-¿Qué haces tú aquí? -me interpela una de las mujeres más veteranas del coro, nada más verme llegar. Ya han iniciado el ensayo de las distintas voces y yo llego el último, a la carrera. Como puedo, me voy abriendo paso en una iglesia abarrotada de gente. “El último, como siempre”, me regaña mi sobrina Carmen desde su asiento. Como de costumbre, cuando me dispongo a salir para alguna parte -sobre todo si ya voy con el tiempo justo- me da un apretón. Y llego tarde, claro-. Tú ni siquiera has venido a ensayar -sigue la mujer-, y además -me vacila- eres un infiltrado, un ateo de ésos que quieren convertir la iglesia en un parking público.
Naturalmente,
no me lo tomo a mal, porque todos nos conocemos y sé que soy persona muy
querida para esta mujer tan refunfuñona –“lo que te gusta hacerme sufrir”, me
dice con frecuencia-, pero tengo para mí que, contra lo que la gente piensa,
los bulos no se han inventado en las redes sociales, los bulos son originarios
de los pueblos chicos. Jamás he dicho que quiera hacer desaparecer la iglesia
de mi pueblo, ni por asomo. Le guardo un cariño muy particular por mis tantos
años juveniles de monaguillo y seminarista, por tantos rosarios desde el
púlpito, por tantas misas rezadas y cantadas, por tanta confesión sacramentada…

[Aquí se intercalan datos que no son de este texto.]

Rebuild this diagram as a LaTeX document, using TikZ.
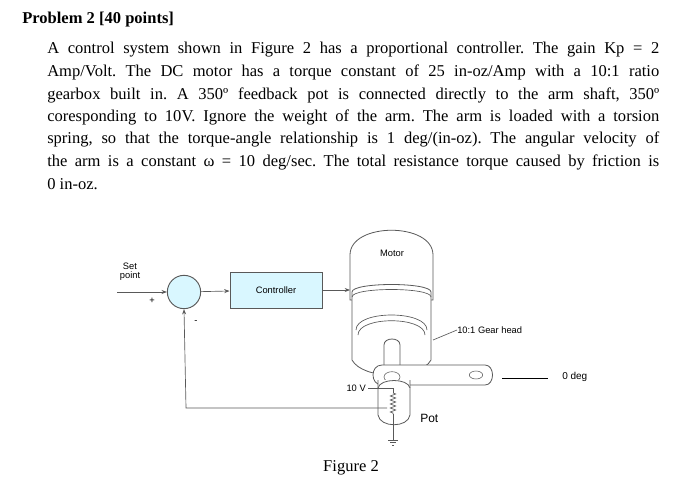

Por haber sido una especie de refugio espiritual ante las acometidas de la
carne y la modernidad voluptuosas. No hay vez que en pasando por la plaza, si
la puerta está abierta, no entre en la iglesia, aunque sólo sea un momento para
mirar al retablo. No, jamás he dicho que yo quiera convertir la iglesia en un
parking, pero alguien lo dice como de broma y ya está el bulo circulando.
-Pues
¿qué quieres que haga? -le contesto sonriente-. Cantar, como todos vosotros,
¡digo…!
-¡Anda,
anda, ponte allí, con los bajos…!
Y
cantamos “Las Siete Palabras” la mar de bien. Como hacemos todos los años, cada
Viernes Santo a las seis de la tarde.
Luego, un fervor colectivo y envolvente se cuela por entre los bancos de la nave central y por las paredes de las naves laterales para penetrar silenciosamente en las almas de todos los asistentes con motivo de la representación del paso de Longinos, actuación magistralmente interpretada por el eterno José Grabiel y por soldados, sayones y santas muchachas del pueblo. Y yo, un ateo confeso, participo gustoso y emocionado de un espectáculo grandioso que siento con intensidad, gratitud y autenticidad.

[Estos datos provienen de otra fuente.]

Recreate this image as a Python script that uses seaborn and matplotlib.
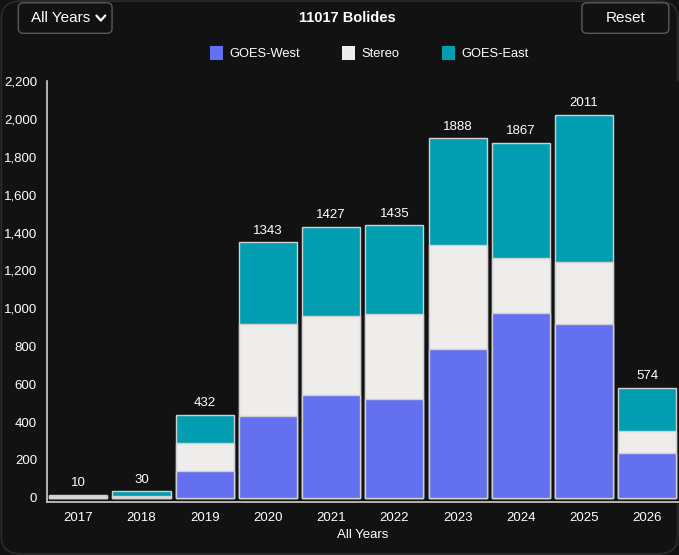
import seaborn as sns
import pandas as pd
import matplotlib.pyplot as plt
from matplotlib.patches import FancyBboxPatch, Patch
from matplotlib.lines import Line2D

years = ["2017", "2018", "2019", "2020", "2021", "2022", "2023", "2024", "2025", "2026"]
goes_west = [0, 0, 141, 434, 545, 521, 786, 977, 920, 235]
stereo = [8, 10, 146, 482, 415, 450, 546, 289, 326, 120]
goes_east = [6, 24, 152, 432, 472, 468, 565, 608, 774, 226]
totals = [10, 30, 432, 1343, 1427, 1435, 1888, 1867, 2011, 574]

series = ["GOES-West", "Stereo", "GOES-East"]
colors = {"GOES-West": "#6370f0", "Stereo": "#eeedeb", "GOES-East": "#009eb0"}

df = pd.DataFrame({"year": years, "GOES-West": goes_west,
                   "Stereo": stereo, "GOES-East": goes_east})

bg = "#121212"

sns.set_style("dark")
plt.rcParams['font.family'] = ['Liberation Sans', 'DejaVu Sans']

fig = plt.figure(figsize=(6.79, 5.55), dpi=100, facecolor=bg)
# rounded card border, behind everything
card = FancyBboxPatch((0.002, 0.002), 0.996, 0.996, boxstyle="round,pad=0,rounding_size=0.03",
                      transform=fig.transFigure, facecolor=bg, edgecolor="#2c2c2c", linewidth=1.2, zorder=-5)
fig.patches.append(card)
ax = fig.add_axes([0.0688, 0.0955, 0.931, 0.7585])
ax.set_facecolor(bg)

# stacked bars: draw cumulative sums back to front with seaborn
cum = df[series].cumsum(axis=1)
for s in reversed(series):
    sns.barplot(x=df["year"], y=cum[s], color=colors[s], ax=ax, width=0.92,
                edgecolor="#d0d0d0", linewidth=1.0, saturation=1)

for i, t in enumerate(totals):
    top = cum["GOES-East"][i]
    ax.text(i, top + 30, str(t), ha="center", va="bottom", color="white", fontsize=9.5)

ax.set_xlim(-0.5, 9.5)
ax.set_ylim(-22, 2200)
ax.set_yticks(range(0, 2201, 200))
ax.set_yticklabels([f"{v:,}" for v in range(0, 2201, 200)])
ax.grid(False)
for side in ["top", "right"]:
    ax.spines[side].set_visible(False)
for side in ["left", "bottom"]:
    ax.spines[side].set_color("#cfcfcf")
    ax.spines[side].set_linewidth(1.2)
ax.tick_params(colors="#cfcfcf", labelcolor="white", labelsize=9.5, length=5, width=1.2, pad=2)
ax.set_xlabel("All Years", color="white", fontsize=9.5, labelpad=4)
ax.set_ylabel("")

handles = [Patch(facecolor=colors[s], edgecolor="none") for s in series]
fig.legend(handles, series, loc="center", bbox_to_anchor=(0.544, 0.905), ncol=3,
           frameon=False, labelcolor="white", fontsize=9.3, handlelength=1.0,
           handleheight=1.3, columnspacing=3.3, handletextpad=0.5)

fig.text(0.512, 0.967, "11017 Bolides", ha="center", va="center", color="white",
         fontsize=10.5, fontweight="bold")

# header controls
fig.patches.append(FancyBboxPatch((0.027, 0.94), 0.138, 0.055, boxstyle="round,pad=0,rounding_size=0.008",
                                  transform=fig.transFigure, facecolor=bg, edgecolor="#5a5a5a", linewidth=1))
fig.text(0.046, 0.967, "All Years", ha="left", va="center", color="white", fontsize=11)
fig.lines.append(Line2D([0.142, 0.1485, 0.155], [0.972, 0.963, 0.972], transform=fig.transFigure,
                        color="white", linewidth=1.6))
fig.patches.append(FancyBboxPatch((0.857, 0.94), 0.128, 0.055, boxstyle="round,pad=0,rounding_size=0.008",
                                  transform=fig.transFigure, facecolor=bg, edgecolor="#5a5a5a", linewidth=1))
fig.text(0.921, 0.967, "Reset", ha="center", va="center", color="white", fontsize=11)

fig.savefig("out.png", dpi=100, facecolor=bg)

He aquí una, tal vez la más
gorda, de mis muchas incongruencias. “Tú lo que eres es un ateo de
chichirivaina”, me regañan mis amigos sevillanos, el rojerío que me sedujo.
Nos
pasa a todos. En ocasiones no logramos comprender ciertos comportamientos en
los demás; incluso ciertas conductas propias nos resultan contradictorias con
nuestra forma de pensar. Son las benditas incongruencias. Sin ellas, seríamos
unas personas aburridas, predecibles, autómatas. Ejemplos, a porrillos:
defiendo lo público, pero esta escuela concertada pilla más cerca de casa y
matriculo en ella a mis hijos; despotrico de los políticos corruptos que se lo
llevan calentito, pero, si me dejan, pago en negro el arreglo de la cocina,
total, son apenas trescientos euros, el chocolate del loro, ¿dónde va a parar con la
burrada de millones que se llevan los otros…? Soy un pequeño autónomo machacado
a impuestos o un trabajador por cuenta ajena asfixiado por la subida
incontrolada de precios, pero sigo votando a los míos, manque me perjudiquen
sus programas. Y un servidor no es ajeno a éstas y otras incongruencias.
Quede
claro que estas “debilidades” (¿sensiblerías?) en mi espíritu no han de restar un
ápice a mi consistente condición de ateo y laicista. Soy consciente del porqué
de mis emociones, mucho más ligadas a vivencias juveniles que a una verdadera
piedad religiosa. Y, desde luego, desapruebo con firmeza el creciente fenómeno
de la Semana Santa en las escuelas, el de autoridades públicas presidiendo las
procesiones, el abuso clerical del espacio público en las ciudades y "la estrategia convenida de la Iglesia española para recatolizar el espacio y combatir la secularización". (César Rina, profesor de historia contemporánea de la UNED).
Pero
también soy una persona cautiva de un pasado y un presente localista,
pueblerino, casi tribal. Identitario. Las personas concretas no vivimos la
Semana Santa en abstracto, ni siquiera ésa suntuosa y emperifollada que nos presenta
la tele en las grandes ciudades andaluzas. No. Vivimos y sentimos la de nuestro
pueblo, la de nuestro barrio, la nuestra. Más de treinta años mi mujer y yo
viviendo en Sevilla y salíamos pitando para el pueblo porque nuestro despertar
con la diana del Jueves Santo nos parecía (y nos sigue pareciendo) un fenómeno único,
de una emotividad enervante, inigualable. Estrechamente asociada a la infancia
y a la familia, la Semana Santa nos evoca de una manera insensible los días en
que uno (y una) se arreglaba para salir con la pandilla, estrenaba jersey o
falda pantalón, se embriagaba con el penetrante olor a incienso y se estremecía
con el trepidante espectáculo callejero de tambores y cornetas. Algo que nos
conecta mentalmente con aquello bello y nostálgico que fuimos mientras íbamos
creciendo.
En
mi caso particular, creo que no me integro en estas celebraciones de una manera
capillita o beata, pero tampoco me distancio de ellas hasta rechazarlas. En
palabras del periodista sevillano Joaquín Urías, “somos muchos los rojos y
descreídos que disfrutamos de la emoción de la espiritualidad colectiva,
porque, sin ser mojigatos, no deseamos tampoco someter a la razón emociones tan
sentidas”. Las emociones son las razones del corazón, aquéllas que escapan al dominio de la razón. Yo disfruto de la Semana Santa de mi pueblo con la ilusión de mis
años infantiles y acaso este año con mayor presencia, ya que la lluvia, tan generoso como oportuna, ha sustituido, en parte, las procesiones por actos alternativos en el interior del templo. Aunque llegue tarde y me llamen infiltrado.